This invention relates to the art of measuring body fluid pressure, such as blood pressure, within the cardiovascular system, and, more particularly, to apparatus for directly measuring the body fluid pressure at multiple sites of interest by means of a catheter having a single optical fiber therein with multiple pressure transducers for simultaneously sensing pressure at different sites.
It is known in the art to employ catheter tip transducers insertable into a blood stream for purposes of providing direct pressure monitoring at the location of interest. Many of such catheter tip transducers employ semiconductors and other sensing elements requiring an electrical signal to be carried by wires throughout the length of the catheter from the site of interest to a location externally of the body being tested. Such semiconductor tip transducers require the use of electricity to power the sensor. The use of electricity not only renders the device susceptible to electromagnetic interference, but also introduces the possible hazard of arrhythmia induction.
To overcome some of the noted difficulties, other devices for determining blood pressure in the cardiovascular system have included catheters employing optically based pressure transducers at the distal end. Such devices typically take the form as illustrated and described in U.S. Pat. Nos. 3,249,105 and 3,215,135, to Polyanyi and Franke. Each of these devices employs a catheter having fiber optic means extending the length of the catheter to the distal end thereof at which the fiber optic means is in optical communication with a pressure transducer. However, each of these devices is limited to measuring the pressure at a single site at a time. If pressure readings are required at different sites, then the readings must be taken at different times and the catheter must be moved so that its tip transducer at the distal end is moved from site to site.

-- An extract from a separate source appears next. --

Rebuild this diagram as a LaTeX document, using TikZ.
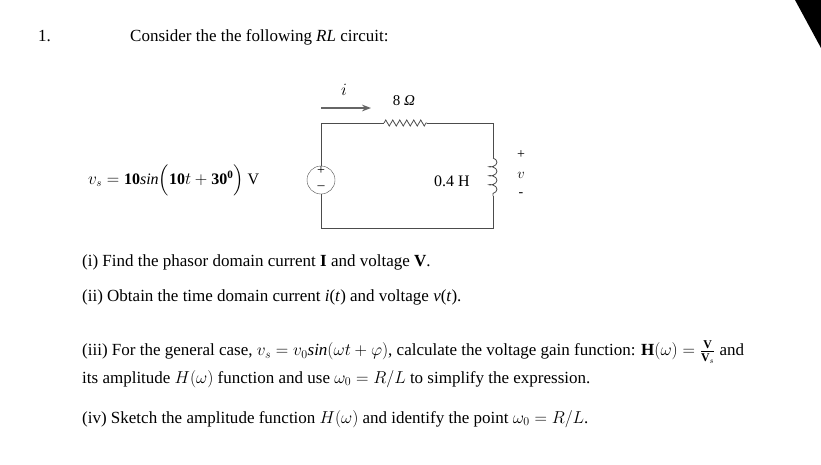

It is often desirable to measure intravascular pressure at more than one site, the readings being taken simultaneously. One device known in the prior art capable of performing this function has been disclosed in U.S. Pat. No. 4,543,961 to D. C. Brown, assigned to the same assignee as the present invention. In Brown, supra, there is provided an elongated catheter having a plurality of optical fibers aligned end-to-end in the lumen of the catheter. A plurality of pressure transducers are provided along the length of the catheter with each being associated with the spacing between two aligned optical fibers. The pressure transducer includes a filter-mirror which is movable between the adjacent ends of two spaced apart fibers, the movement being in response to pressure acting against the catheter. Light is directed into the proximal end of the catheter and is transmitted by the optical fibers. At each pressure transducer, light of one wavelength will be reflected by a filter-mirror back to the proximal end in accordance with the pressure exerted on the transducer at that site. Each filter-mirror reflects only one selected color and transmits other colors. Consequently, at the proximal end, the reflected light of three different colors may be individually examined to determine the pressure exerted at each of the three sites under examination.
The present invention is directed to improvements over that disclosed in Brown, supra. The construction in Brown employs a plurality of optical fibers aligned end-to-end within the lumen of an elongated flexible catheter. This results in difficulty of construction, since a typical catheter may have a diameter on the order of 0.06 inches and the optical fiber carried therein may be on the order of 400 micra. Placing a plurality of such fibers in end-to-end alignment along with associated filter-mirrors within such a catheter presents substantial difficulty in manufacture.
The present invention is similar to that discussed in Brown, supra, but permits the use of a single elongated fiber, together with a plurality of pressure transducers associated with the fiber in such a manner that the fiber is not interrupted at the location of each transducer, as in the case of Brown. This is achieved in the present invention by employing pressure transducers based on that described in my previously filed U.S. application Ser. No. 671,913, supra. The transducer disclosed therein is constructed of flexible, optically absorbent material having a portion thereof which makes variable surface area contact with an uncladded core portion of the optical fiber in dependence upon transversely applied pressure forces. The variations in surface contact area cause changes in the light refraction characteristics and this modulates the intensity of light passing through the core proximate thereto. The use of a plurality of such transducers located at spaced apart locations on an elongated single optical fiber achieves a multiple site fiber optic pressure transducer system which is easier to manufacture and has a faster frequency response than that of the prior art discussed hereinabove.